Mao's first response to these criticisms could not be to deny the theory of checking the reality on the ground (the ideological backbone of his power) but had to be to deny the truthfulness of the messengers in order to deny the message. When the message became totally undeniable, he had to relinquish power in the early 1960s.

He did so grudgingly, suspecting dishonesty and disloyalty and thus unleashing the Cultural Revolution on his former friends in the mid-1960s. The movement denied any practicality of the Chinese characteristics and moved China into a new theoretical realm, with little or no touch with reality. Mao then did establish a new cultural hegemony, but this time it was based only on his crude use of power and cruel abuse of human emotions and not on actual needs and necessities - and therefore, it failed miserably after a short spell.

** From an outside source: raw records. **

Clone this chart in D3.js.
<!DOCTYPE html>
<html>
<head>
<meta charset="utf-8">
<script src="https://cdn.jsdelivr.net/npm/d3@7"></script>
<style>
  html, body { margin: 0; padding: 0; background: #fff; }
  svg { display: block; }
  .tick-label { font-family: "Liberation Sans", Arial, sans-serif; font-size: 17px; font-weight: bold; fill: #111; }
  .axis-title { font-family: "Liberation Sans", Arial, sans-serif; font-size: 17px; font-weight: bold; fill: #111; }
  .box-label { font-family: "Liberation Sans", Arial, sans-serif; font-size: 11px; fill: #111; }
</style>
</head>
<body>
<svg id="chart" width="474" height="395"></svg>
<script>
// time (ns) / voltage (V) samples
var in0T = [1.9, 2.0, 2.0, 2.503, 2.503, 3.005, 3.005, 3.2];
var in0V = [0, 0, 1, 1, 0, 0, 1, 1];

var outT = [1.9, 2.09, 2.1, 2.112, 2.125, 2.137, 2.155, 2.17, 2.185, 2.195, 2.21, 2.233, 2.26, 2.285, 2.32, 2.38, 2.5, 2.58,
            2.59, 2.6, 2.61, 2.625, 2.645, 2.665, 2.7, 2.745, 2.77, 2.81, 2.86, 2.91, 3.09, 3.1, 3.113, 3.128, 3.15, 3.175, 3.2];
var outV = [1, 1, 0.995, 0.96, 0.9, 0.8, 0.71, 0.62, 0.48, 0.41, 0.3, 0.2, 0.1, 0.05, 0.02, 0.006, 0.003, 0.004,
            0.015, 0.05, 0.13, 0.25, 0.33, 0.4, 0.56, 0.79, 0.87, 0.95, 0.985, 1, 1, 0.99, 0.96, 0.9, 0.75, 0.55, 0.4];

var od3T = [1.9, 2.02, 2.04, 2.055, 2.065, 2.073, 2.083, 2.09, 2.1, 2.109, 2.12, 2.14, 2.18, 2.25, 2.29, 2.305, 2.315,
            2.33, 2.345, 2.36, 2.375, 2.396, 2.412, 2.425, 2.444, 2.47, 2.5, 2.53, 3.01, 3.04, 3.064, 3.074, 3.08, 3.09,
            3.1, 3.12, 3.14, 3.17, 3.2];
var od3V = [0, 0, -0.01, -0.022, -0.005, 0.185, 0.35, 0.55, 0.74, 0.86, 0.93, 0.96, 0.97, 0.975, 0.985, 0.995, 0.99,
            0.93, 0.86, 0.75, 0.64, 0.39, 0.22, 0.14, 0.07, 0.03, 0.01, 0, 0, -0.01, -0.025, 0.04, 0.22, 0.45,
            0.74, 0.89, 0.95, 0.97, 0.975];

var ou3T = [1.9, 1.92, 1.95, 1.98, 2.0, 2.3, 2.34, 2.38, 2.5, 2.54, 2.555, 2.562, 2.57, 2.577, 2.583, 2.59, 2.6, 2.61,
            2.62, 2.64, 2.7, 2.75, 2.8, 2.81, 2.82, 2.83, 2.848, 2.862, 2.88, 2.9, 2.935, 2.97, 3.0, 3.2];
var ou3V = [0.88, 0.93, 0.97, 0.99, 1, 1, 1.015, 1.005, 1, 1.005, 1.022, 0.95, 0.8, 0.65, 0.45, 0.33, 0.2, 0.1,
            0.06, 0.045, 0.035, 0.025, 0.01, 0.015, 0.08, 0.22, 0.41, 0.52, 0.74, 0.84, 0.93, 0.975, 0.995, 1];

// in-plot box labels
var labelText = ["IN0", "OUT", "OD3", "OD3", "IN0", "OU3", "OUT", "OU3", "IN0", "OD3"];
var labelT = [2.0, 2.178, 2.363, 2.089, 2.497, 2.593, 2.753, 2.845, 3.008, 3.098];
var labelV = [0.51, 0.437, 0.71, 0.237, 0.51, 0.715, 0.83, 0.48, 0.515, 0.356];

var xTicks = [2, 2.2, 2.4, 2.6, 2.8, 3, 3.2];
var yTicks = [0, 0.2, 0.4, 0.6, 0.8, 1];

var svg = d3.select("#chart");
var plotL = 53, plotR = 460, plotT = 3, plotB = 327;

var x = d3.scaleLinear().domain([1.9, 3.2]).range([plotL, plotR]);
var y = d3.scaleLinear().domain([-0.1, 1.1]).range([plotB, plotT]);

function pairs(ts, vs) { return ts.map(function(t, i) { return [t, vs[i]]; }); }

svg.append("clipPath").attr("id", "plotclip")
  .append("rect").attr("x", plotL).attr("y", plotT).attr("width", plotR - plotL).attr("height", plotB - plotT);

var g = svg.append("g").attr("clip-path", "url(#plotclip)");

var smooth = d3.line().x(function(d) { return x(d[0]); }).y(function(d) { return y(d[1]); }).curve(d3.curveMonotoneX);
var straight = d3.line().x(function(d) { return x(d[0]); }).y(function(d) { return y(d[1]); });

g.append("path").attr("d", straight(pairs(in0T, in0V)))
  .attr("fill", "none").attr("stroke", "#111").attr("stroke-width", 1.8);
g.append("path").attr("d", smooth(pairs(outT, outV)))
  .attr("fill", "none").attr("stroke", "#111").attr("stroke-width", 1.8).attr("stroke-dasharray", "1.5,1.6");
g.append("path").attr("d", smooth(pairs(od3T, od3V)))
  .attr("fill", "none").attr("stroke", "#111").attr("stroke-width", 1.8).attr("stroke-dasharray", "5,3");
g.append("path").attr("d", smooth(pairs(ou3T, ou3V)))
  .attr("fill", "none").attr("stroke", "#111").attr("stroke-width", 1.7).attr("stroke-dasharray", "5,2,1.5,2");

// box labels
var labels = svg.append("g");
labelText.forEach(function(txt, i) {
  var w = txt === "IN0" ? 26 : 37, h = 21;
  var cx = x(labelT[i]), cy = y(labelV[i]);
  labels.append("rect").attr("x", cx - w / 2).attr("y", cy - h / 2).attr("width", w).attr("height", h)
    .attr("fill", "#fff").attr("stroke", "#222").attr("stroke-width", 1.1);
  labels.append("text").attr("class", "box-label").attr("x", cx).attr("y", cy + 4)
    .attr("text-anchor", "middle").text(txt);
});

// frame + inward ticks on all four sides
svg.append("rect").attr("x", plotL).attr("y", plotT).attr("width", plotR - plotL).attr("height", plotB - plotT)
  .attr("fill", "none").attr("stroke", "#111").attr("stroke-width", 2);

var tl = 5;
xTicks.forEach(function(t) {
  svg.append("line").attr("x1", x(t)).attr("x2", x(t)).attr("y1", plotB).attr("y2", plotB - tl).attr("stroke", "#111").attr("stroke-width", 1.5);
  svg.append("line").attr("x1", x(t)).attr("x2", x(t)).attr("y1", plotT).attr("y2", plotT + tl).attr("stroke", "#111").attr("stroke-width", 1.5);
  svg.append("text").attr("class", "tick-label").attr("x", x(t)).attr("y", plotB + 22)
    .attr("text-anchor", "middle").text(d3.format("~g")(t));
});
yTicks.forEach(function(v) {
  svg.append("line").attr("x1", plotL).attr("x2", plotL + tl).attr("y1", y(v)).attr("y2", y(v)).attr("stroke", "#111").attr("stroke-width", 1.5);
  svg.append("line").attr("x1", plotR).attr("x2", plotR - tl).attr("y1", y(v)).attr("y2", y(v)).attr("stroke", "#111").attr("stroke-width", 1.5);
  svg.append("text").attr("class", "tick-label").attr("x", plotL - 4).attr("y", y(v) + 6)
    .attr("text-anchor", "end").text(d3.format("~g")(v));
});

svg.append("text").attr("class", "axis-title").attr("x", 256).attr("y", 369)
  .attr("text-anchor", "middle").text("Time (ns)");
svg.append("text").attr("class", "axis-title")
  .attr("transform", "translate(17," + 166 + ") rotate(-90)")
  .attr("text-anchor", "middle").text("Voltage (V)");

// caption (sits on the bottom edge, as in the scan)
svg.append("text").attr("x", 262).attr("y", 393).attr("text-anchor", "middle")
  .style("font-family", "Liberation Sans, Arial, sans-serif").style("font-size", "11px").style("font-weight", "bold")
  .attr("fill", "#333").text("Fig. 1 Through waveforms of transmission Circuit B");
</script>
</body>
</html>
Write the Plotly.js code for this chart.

 Deng's return to power and his focus on "Chinese characteristics" was a political and ideological statement of return to the original 1942 Maoism and against the later, crazy Maoism of the Cultural Revolution. He did that by forcing Mao's former pragmatism even further and stressing the paramount necessity of looking at results ("it doesn't matter if the cat is black or white, as long as he catches mice", as Deng's saying went) and not empty dogmatic principles.

Now Xi's theory of the rule of law similarly is a dramatic effort that uses Mao's spirit of 1942, absorbing it and going well beyond Mao. Xi wants to establish a new logic, a new theology that goes beyond the party-building theories that have dominated since that year's conference. It is a gigantic effort to infuse new and different life into the party. However, as the Chinese principle of yin and yang teaches, nothing is all black or all white: the rule of law's genie, when out of the bottle (like the former call to pragmatic reality checks), has its own life and logic.

Xi will have to try to guide the application of this theory with calm and wisdom, but if one day he tries to go against its logic for whatever reason, he might face challenges similar to those Mao met when the Great Leap Forward was failing. Of this, apparently, he is personally aware, subjecting himself to the same rules he asks of his fellow comrades.

Most importantly this could have momentous consequences for the future of China as practical checks and the rule of law may in time demand dramatic changes in the internal political structure.

Francesco Sisci is a Senior Researcher associated with the Center for European Studies at the People's University in Beijing. The opinions expressed are his own and do not represent in any way those of the Center.